How much money did Ivanpah waste?

Direct financial losses are difficult to quantify comprehensively. The project cost $2.2 billion to build, including $1.6 billion in US federal loan guarantees from the DOE. NRG Energy, which held a significant equity stake, wrote off hundreds of millions in Ivanpah-related losses before eventually exiting its position. Google, a co-investor, also wrote down its equity. The revenue shortfall from decade-long underperformance — compared to the contracted PPA quantities — represents additional value destruction that cannot be fully separated from the owners’ consolidated financials.

Could the Ivanpah failure have been predicted?

Many of the problems were knowable in advance. The irradiance overestimation would have been detected with ground-station validation against the satellite dataset — a standard step in modern project due diligence that was less rigorously applied in 2008. The operational complexity of 173,500 heliostats at that scale had never been demonstrated — a responsible risk assessment would have applied a first-of-kind technology premium to availability assumptions. And the PV cost trajectory, while not precisely predictable, was clearly downward — any project with a 30-year horizon in 2008 should have modeled the technology competition risk.

What happened to the natural gas consumption at Ivanpah?
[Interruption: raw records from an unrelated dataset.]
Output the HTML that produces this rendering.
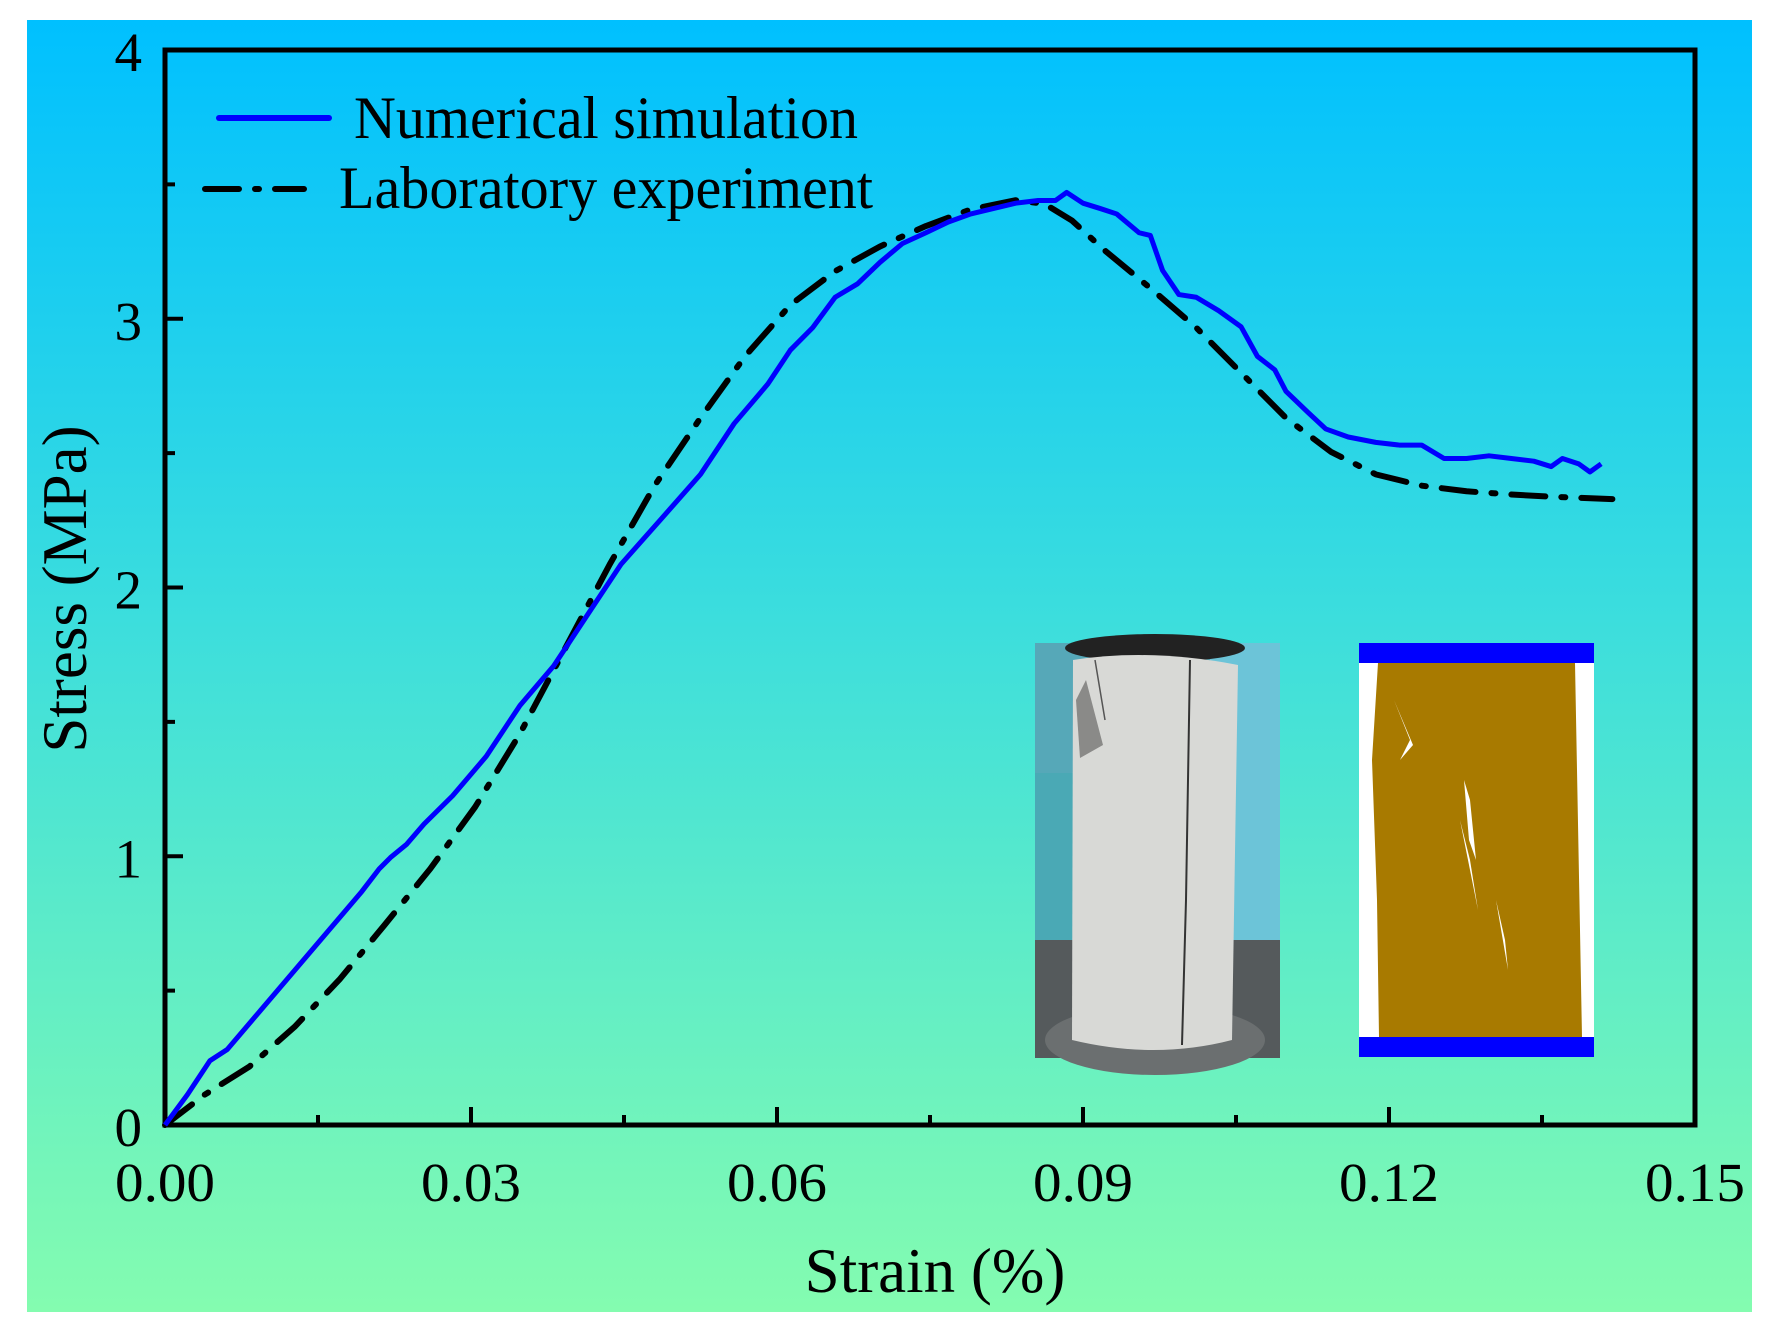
<!DOCTYPE html>
<html><head><meta charset="utf-8"><style>
html,body{margin:0;padding:0;background:#fff;}
svg{display:block;font-family:"Liberation Serif",serif;}
</style></head><body>
<svg id="chart" width="1768" height="1326" viewBox="0 0 1768 1326">
<defs>
<linearGradient id="bg" x1="0" y1="0" x2="0" y2="1">
<stop offset="0" stop-color="#00c0ff"/>
<stop offset="0.45" stop-color="#3addde"/>
<stop offset="1" stop-color="#84fcb0"/>
</linearGradient>
</defs>
<rect x="27" y="20" width="1725" height="1292" fill="url(#bg)"/>
<g id="axes"></g>
<g id="insets">
<g>
<rect x="1035" y="643" width="245" height="415" fill="#4aa9b5"/>
<rect x="1035" y="643" width="245" height="130" fill="#56a8b8"/>
<rect x="1210" y="643" width="70" height="300" fill="#6cc4d8"/>
<ellipse cx="1155" cy="648" rx="90" ry="14" fill="#222"/>
<rect x="1035" y="940" width="245" height="118" fill="#555a5c"/>
<ellipse cx="1155" cy="1040" rx="110" ry="35" fill="#6b6f70"/>
<path d="M1073 660 Q1150 648 1238 665 L1232 1040 Q1155 1060 1072 1040 Z" fill="#d8d9d6"/>
<path d="M1086 680 L1103 745 L1080 758 L1076 700 Z" fill="#8a8a88"/>
<path d="M1190 660 L1186 900 L1182 1045" stroke="#333" stroke-width="2" fill="none"/>
<path d="M1095 660 L1105 720" stroke="#555" stroke-width="1.5" fill="none"/>
</g>
<g>
<rect x="1359" y="643" width="235" height="414" fill="#ffffff"/>
<path d="M1378 663 L1575 663 L1582 1037 L1379 1037 L1377 900 L1372 760 Z" fill="#a87a00"/>
<path d="M1394 700 L1410 740 L1400 760 L1413 745 Z M1464 780 L1470 800 L1476 860 L1469 840 Z M1460 820 L1470 860 L1478 910 Z M1496 900 L1505 940 L1508 970 Z" fill="#fff"/>
<rect x="1359" y="643" width="235" height="20" fill="#0000ff"/>
<rect x="1359" y="1037" width="235" height="20" fill="#0000ff"/>
</g>
</g>
<g id="series"></g>
<g id="legend">
<g>
<line x1="219" y1="118" x2="329" y2="118" stroke="#0000ff" stroke-width="6" stroke-linecap="round"/>
<text x="354" y="138" font-size="60" textLength="504" lengthAdjust="spacingAndGlyphs">Numerical simulation</text>
</g>
<g>
<line x1="205" y1="189" x2="304" y2="189" stroke="#000" stroke-width="6" stroke-dasharray="34 16 4 16" stroke-linecap="round"/>
<text x="339" y="208" font-size="60" textLength="534" lengthAdjust="spacingAndGlyphs">Laboratory experiment</text>
</g>
</g>
</svg>
<script>
const simStrain=[0,.0022,.0044,.0061,.0094,.0127,.016,.0193,.021,.0221,.0237,.0254,.0282,.0315,.0348,.0381,.0414,.0447,.0486,.0525,.0558,.0591,.0613,.0635,.0657,.0679,.0701,.0723,.0746,.0768,.079,.0812,.0834,.0856,.0873,.0884,.09,.0917,.0933,.0955,.0966,.0978,.0994,.1011,.1033,.1055,.1071,.1088,.1099,.1121,.1138,.116,.1187,.121,.1232,.1254,.1276,.1298,.132,.1342,.1359,.137,.1386,.1397,.1408];
const simStress=[0,.113,.239,.281,.428,.575,.722,.869,.953,.995,1.045,1.12,1.225,1.372,1.561,1.708,1.897,2.086,2.253,2.421,2.61,2.757,2.883,2.967,3.08,3.13,3.21,3.28,3.32,3.36,3.39,3.41,3.43,3.44,3.44,3.47,3.43,3.41,3.39,3.32,3.31,3.18,3.09,3.08,3.03,2.97,2.86,2.81,2.73,2.65,2.59,2.56,2.54,2.53,2.53,2.48,2.48,2.49,2.48,2.47,2.45,2.48,2.46,2.43,2.46];
const labStrain=[0,.0039,.0083,.0127,.0171,.0215,.026,.0304,.0348,.0392,.0436,.048,.0525,.0569,.0613,.0657,.0701,.0746,.079,.0834,.0862,.0889,.0922,.0966,.1011,.1055,.1099,.1143,.1187,.1232,.1276,.132,.1364,.1419];
const labStress=[0,.113,.218,.365,.541,.743,.953,1.183,1.456,1.771,2.086,2.379,2.631,2.862,3.051,3.177,3.269,3.345,3.407,3.441,3.428,3.366,3.252,3.114,2.967,2.799,2.631,2.505,2.421,2.379,2.358,2.346,2.337,2.329];
const xTicks=[0,0.03,0.06,0.09,0.12,0.15];
const xTickLabels=["0.00","0.03","0.06","0.09","0.12","0.15"];
const yTicks=[0,1,2,3,4];
const yTickLabels=["0","1","2","3","4"];
const L=165,R=1695,T=50,B=1125,XMAX=0.15,YMAX=4;
const sx=v=>L+v/XMAX*(R-L);
const sy=v=>B-v/YMAX*(B-T);
const NS="http://www.w3.org/2000/svg";
function mk(tag,attrs,parent){const e=document.createElementNS(NS,tag);for(const k in attrs)e.setAttribute(k,attrs[k]);parent.appendChild(e);return e;}
const ax=document.getElementById('axes');
const frame=mk('rect',{x:L,y:T,width:R-L,height:B-T,fill:'none',stroke:'#000','stroke-width':5},ax);


xTicks.forEach((v,i)=>{
  const t=mk('line',{x1:sx(v),x2:sx(v),y1:B,y2:B-18,stroke:'#000','stroke-width':4},ax);
  
  
  if(i<xTicks.length-1){const m=mk('line',{x1:sx(v+0.015),x2:sx(v+0.015),y1:B,y2:B-10,stroke:'#000','stroke-width':4},ax);
  
  }
  const lb=mk('text',{x:sx(v),y:1201,'font-size':55,'text-anchor':'middle',textLength:100,lengthAdjust:'spacingAndGlyphs'},ax);lb.textContent=xTickLabels[i];
  
  
});
yTicks.forEach((v,i)=>{
  const t=mk('line',{x1:L,x2:L+18,y1:sy(v),y2:sy(v),stroke:'#000','stroke-width':4},ax);
  
  
  if(i<yTicks.length-1){const m=mk('line',{x1:L,x2:L+10,y1:sy(v+0.5),y2:sy(v+0.5),stroke:'#000','stroke-width':4},ax);
  
  }
  const lb=mk('text',{x:142,y:sy(v)+21,'font-size':55,'text-anchor':'end'},ax);lb.textContent=yTickLabels[i];
  
  
});
const xt=mk('text',{x:935,y:1292,'font-size':63,'text-anchor':'middle'},ax);xt.textContent='Strain (%)';


const yt=mk('text',{x:0,y:0,'font-size':63,'text-anchor':'middle',transform:'translate(86,589) rotate(-90)'},ax);yt.textContent='Stress (MPa)';


const se=document.getElementById('series');
const lab=mk('polyline',{points:labStrain.map((x,i)=>sx(x)+','+sy(labStress[i])).join(' '),fill:'none',stroke:'#000','stroke-width':6,'stroke-dasharray':'34 16 4 16','stroke-linecap':'round','stroke-linejoin':'round'},se);


const sim=mk('polyline',{points:simStrain.map((x,i)=>sx(x)+','+sy(simStress[i])).join(' '),fill:'none',stroke:'#0000ff','stroke-width':5,'stroke-linejoin':'round'},se);


</script>
</body></html>
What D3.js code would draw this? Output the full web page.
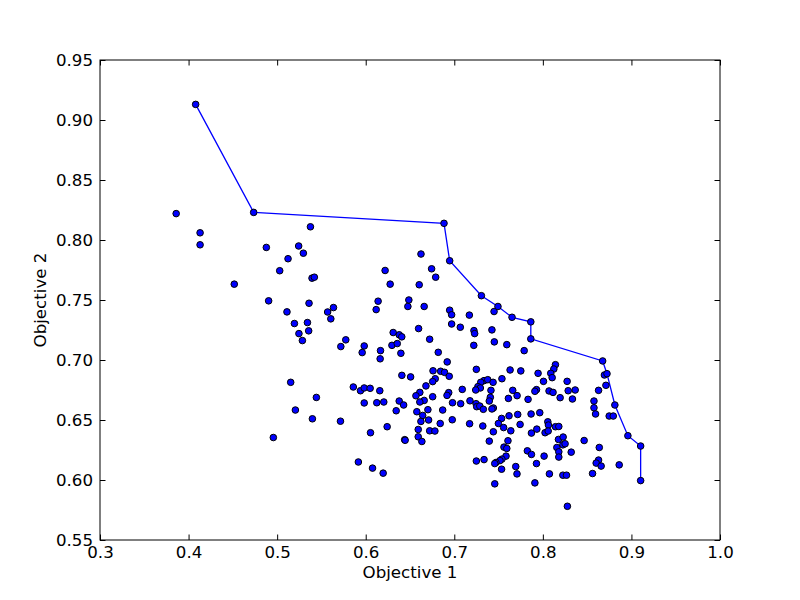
<!DOCTYPE html>
<html>
<head>
<meta charset="utf-8">
<script src="https://cdn.jsdelivr.net/npm/d3@7"></script>
<style>
  body { margin: 0; background: #fff; }
  text { font-family: "DejaVu Sans", sans-serif; }
</style>
</head>
<body>
<script>
// non-dominated points (drawn as the connected front)
const frontX = [0.408, 0.4735, 0.6884, 0.6948, 0.7306, 0.7493, 0.7652, 0.7864, 0.7864,
  0.8675, 0.8724, 0.8813, 0.896, 0.9104, 0.9104];
const frontY = [0.913, 0.823, 0.8139, 0.7827, 0.7536, 0.7446, 0.7356, 0.7318, 0.7176,
  0.6992, 0.6886, 0.6625, 0.6369, 0.6283, 0.5995];

// the rest of the population
const objective1 = [
  0.386, 0.413, 0.413, 0.5376, 0.4878, 0.5243, 0.5296, 0.5123, 0.5029, 0.5394, 0.542, 0.4516,
  0.4904, 0.536, 0.5111, 0.557, 0.5636, 0.5606, 0.5195, 0.5342, 0.5246, 0.5356, 0.5285, 0.5775,
  0.5719, 0.5153, 0.5443, 0.5206, 0.5398, 0.5715, 0.4957, 0.5917, 0.586,
  0.6624, 0.6219, 0.6744, 0.679, 0.6276, 0.6604, 0.614, 0.6118, 0.6487, 0.6476, 0.666, 0.6948,
  0.697, 0.717, 0.697, 0.7068, 0.6597, 0.7222, 0.723, 0.631, 0.6378, 0.6407, 0.5983, 0.596,
  0.6296, 0.6356, 0.6722, 0.6167, 0.6397, 0.722, 0.6819, 0.6163, 0.692, 0.7249,
  0.6408, 0.6507, 0.676, 0.6846, 0.689, 0.6943, 0.6785, 0.6756, 0.5941, 0.5983, 0.605, 0.6159,
  0.5983, 0.6125, 0.6204, 0.6378, 0.6428, 0.6344, 0.668, 0.6611, 0.6567, 0.666, 0.6611, 0.6756,
  0.6937, 0.6918, 0.709, 0.698, 0.7072, 0.7177, 0.7246, 0.7253, 0.6577, 0.6702, 0.6869, 0.6643,
  0.6623, 0.671, 0.6977, 0.6841, 0.7173, 0.6054, 0.6242, 0.6593, 0.6722, 0.6781, 0.6593, 0.644,
  0.6445, 0.6634, 0.6077, 0.6197, 0.7249,
  0.7449, 0.7425, 0.7452, 0.7593, 0.7789, 0.763, 0.7751, 0.8142, 0.8124, 0.8089, 0.8105, 0.7946,
  0.7538, 0.8007, 0.8274, 0.7336, 0.7378, 0.7438, 0.7299, 0.7267, 0.7294, 0.7242, 0.7414, 0.766,
  0.7928, 0.791, 0.807, 0.8115, 0.8286, 0.8365, 0.7709, 0.7611, 0.7833, 0.8195, 0.8334, 0.7407,
  0.7395, 0.7288, 0.7328, 0.7441, 0.7425,
  0.7534, 0.7498, 0.7557, 0.7618, 0.7716, 0.7867, 0.7965, 0.7322, 0.7441, 0.7638, 0.7743, 0.8056,
  0.8063, 0.8142, 0.818, 0.7871, 0.7932, 0.8025, 0.806, 0.7395, 0.7606, 0.7561, 0.7593, 0.8176,
  0.8229, 0.8226, 0.8251, 0.8466, 0.8158, 0.818, 0.832, 0.7825, 0.7871, 0.8014, 0.818, 0.7584,
  0.7538, 0.7516, 0.7471, 0.7457, 0.7336, 0.7928, 0.7694, 0.7534, 0.7708, 0.8074, 0.8226, 0.8267,
  0.7457, 0.791, 0.8277,
  0.8695, 0.8712, 0.8629, 0.8577, 0.8577, 0.8595, 0.8749, 0.8795, 0.8637, 0.8629, 0.8602, 0.8658,
  0.8862, 0.8561
];
const objective2 = [
  0.822, 0.806, 0.796, 0.811, 0.7938, 0.795, 0.789, 0.7844, 0.7744, 0.7682, 0.769, 0.7632,
  0.7493, 0.7473, 0.7401, 0.740, 0.7437, 0.7343, 0.7304, 0.7312, 0.722, 0.7243, 0.7162, 0.7168,
  0.7112, 0.6814, 0.6688, 0.6583, 0.651, 0.649, 0.6354, 0.615, 0.6775,
  0.7883, 0.7746, 0.776, 0.769, 0.7632, 0.7627, 0.749, 0.742, 0.750, 0.7446, 0.7446, 0.7415,
  0.7377, 0.7374, 0.730, 0.7273, 0.7262, 0.7245, 0.722, 0.7229, 0.721, 0.7193, 0.7117, 0.7062,
  0.7122, 0.7137, 0.7173, 0.7078, 0.7056, 0.7122, 0.7064, 0.701, 0.6984, 0.6922,
  0.6872, 0.6859, 0.691, 0.6906, 0.6897, 0.6864, 0.6844, 0.682, 0.6744, 0.6767, 0.6764, 0.6744,
  0.6642, 0.6644, 0.665, 0.6658, 0.6625, 0.6577, 0.6784, 0.673, 0.6702, 0.6663, 0.665, 0.6694,
  0.6728, 0.6705, 0.6755, 0.6644, 0.6636, 0.666, 0.6636, 0.6611, 0.6569, 0.6586, 0.6583, 0.6538,
  0.6488, 0.650, 0.6502, 0.6471, 0.6469, 0.6394, 0.6444, 0.6421, 0.641, 0.6408, 0.636, 0.6336,
  0.6331, 0.6321, 0.6099, 0.6057, 0.6158,
  0.7404, 0.7251, 0.7151, 0.7128, 0.7078, 0.6917, 0.6909, 0.6961, 0.6925, 0.6889, 0.6853, 0.6889,
  0.6844, 0.6822, 0.6822, 0.6828, 0.6836, 0.6814, 0.6814, 0.6778, 0.6767, 0.675, 0.6747, 0.6747,
  0.6753, 0.6739, 0.6742, 0.673, 0.6744, 0.675, 0.6703, 0.668, 0.6672, 0.6686, 0.6675, 0.6689,
  0.6658, 0.6616, 0.6589, 0.660, 0.6592,
  0.6513, 0.6471, 0.6437, 0.6535, 0.6546, 0.655, 0.6561, 0.645, 0.6402, 0.641, 0.6463, 0.6485,
  0.6458, 0.6444, 0.6446, 0.6391, 0.6424, 0.6394, 0.6408, 0.6324, 0.6327, 0.6274, 0.6263, 0.6338,
  0.6358, 0.6293, 0.6302, 0.6329, 0.6271, 0.6235, 0.6232, 0.6243, 0.6213, 0.6199, 0.6191, 0.6199,
  0.6174, 0.6162, 0.6146, 0.6137, 0.617, 0.6137, 0.6112, 0.609, 0.6051, 0.6051, 0.604, 0.604,
  0.5968, 0.5976, 0.5781,
  0.6875, 0.6789, 0.6747, 0.6658, 0.6602, 0.655, 0.6533, 0.6533, 0.6271, 0.6166, 0.6141, 0.6116,
  0.6126, 0.6054
];

const xTicks = [0.3, 0.4, 0.5, 0.6, 0.7, 0.8, 0.9, 1.0];
const yTicks = [0.55, 0.6, 0.65, 0.7, 0.75, 0.8, 0.85, 0.9, 0.95];

const width = 800;
const height = 600;
const margin = { top: 60, right: 80, bottom: 60, left: 100 };
const w = width - margin.left - margin.right;
const h = height - margin.top - margin.bottom;

const x = d3.scaleLinear().domain([0.3, 1.0]).range([0, w]);
const y = d3.scaleLinear().domain([0.55, 0.95]).range([h, 0]);

const svg = d3.select('body').append('svg')
  .attr('width', width)
  .attr('height', height);

const g = svg.append('g')
  .attr('transform', `translate(${margin.left},${margin.top})`);

const tickLen = 5.5;
const fontSize = '16.67px';

// axes with inward ticks, labels only bottom and left
const axisB = g.append('g').attr('transform', `translate(0,${h})`)
  .call(d3.axisBottom(x).tickValues(xTicks).tickFormat(d3.format('.1f'))
    .tickSizeInner(-tickLen).tickSizeOuter(0).tickPadding(6));
const axisL = g.append('g')
  .call(d3.axisLeft(y).tickValues(yTicks).tickFormat(d3.format('.2f'))
    .tickSizeInner(-tickLen).tickSizeOuter(0).tickPadding(7));
const axisT = g.append('g')
  .call(d3.axisTop(x).tickValues(xTicks).tickFormat('')
    .tickSizeInner(-tickLen).tickSizeOuter(0));
const axisR = g.append('g').attr('transform', `translate(${w},0)`)
  .call(d3.axisRight(y).tickValues(yTicks).tickFormat('')
    .tickSizeInner(-tickLen).tickSizeOuter(0));

[axisB, axisL, axisT, axisR].forEach((a) => {
  a.select('.domain').remove();
  a.selectAll('line').attr('stroke', '#000').attr('stroke-width', 1);
  a.selectAll('text')
    .attr('fill', '#000')
    .style('font-size', fontSize)
    .style('font-family', '"DejaVu Sans", sans-serif');
});

// frame
g.append('rect')
  .attr('width', w)
  .attr('height', h)
  .attr('fill', 'none')
  .attr('stroke', '#000')
  .attr('stroke-width', 1);

// front line
const front = frontX.map((d, i) => ({ x: d, y: frontY[i] }));
const line = d3.line().x((d) => x(d.x)).y((d) => y(d.y));
g.append('path')
  .datum(front)
  .attr('d', line)
  .attr('fill', 'none')
  .attr('stroke', '#0000ff')
  .attr('stroke-width', 1.3);

// all points
const points = objective1.map((d, i) => ({ x: d, y: objective2[i] })).concat(front);
g.selectAll('.dot')
  .data(points)
  .enter()
  .append('circle')
  .attr('class', 'dot')
  .attr('cx', (d) => x(d.x))
  .attr('cy', (d) => y(d.y))
  .attr('r', 3.3)
  .attr('fill', '#0000ff')
  .attr('stroke', '#000')
  .attr('stroke-width', 1);

// axis titles
svg.append('text')
  .attr('x', margin.left + w / 2)
  .attr('y', 578)
  .attr('text-anchor', 'middle')
  .style('font-size', fontSize)
  .text('Objective 1');

svg.append('text')
  .attr('transform', `translate(46,${margin.top + h / 2}) rotate(-90)`)
  .attr('text-anchor', 'middle')
  .style('font-size', fontSize)
  .text('Objective 2');
</script>
</body>
</html>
Ivanpah was permitted to use natural gas for up to approximately 5% of its energy input for preheating boilers. In early years, actual gas consumption significantly exceeded this threshold — particularly during heavy cloud periods requiring frequent cold starts. The California Public Utilities Commission reviewed the gas consumption issue and required operational adjustments. The unresolved tension between the plant’s “renewable” designation and its fossil fuel dependency contributed to PPA renegotiation difficulties with California utilities.

Is concentrating solar power (CSP) technology dead after Ivanpah?

CSP is not dead, but its application has narrowed significantly. CSP with molten salt thermal storage — which Ivanpah did not have — can provide dispatchable renewable power (generating after sunset by using stored thermal energy) that PV without storage cannot. In this niche, CSP remains relevant for markets where BESS costs are high and dispatchable RE has high value. However, as lithium-ion BESS costs continue declining, the window where CSP’s thermal storage advantage justifies its higher capital cost is narrowing. Markets where CSP remains active as of 2025 include Saudi Arabia and South Africa, where DNI resources are exceptional and dispatchable RE has regulatory value.

What does Ivanpah mean for utility-scale PV developers today?

According to Wood Mackenzie’s analysis of Ivanpah’s closure, the plant’s closure represents the effective end of the direct steam generation CSP model in the US market, with the remaining CSP pipeline focused exclusively on molten salt thermal storage designs. For PV developers, Ivanpah is a case study in the consequences of solar resource overestimation, technology scale-up risk, and PPA quantity miscalibration — none of which are CSP-specific. The immediate practical implication is to independently validate your irradiance data, use P75 or P90 generation estimates for contracted PPA quantities, and require an independent engineer’s sign-off on your yield model before signing offtake agreements. The bankable PVsyst report and site survey are the most direct risk mitigations against Ivanpah-style solar resource failure.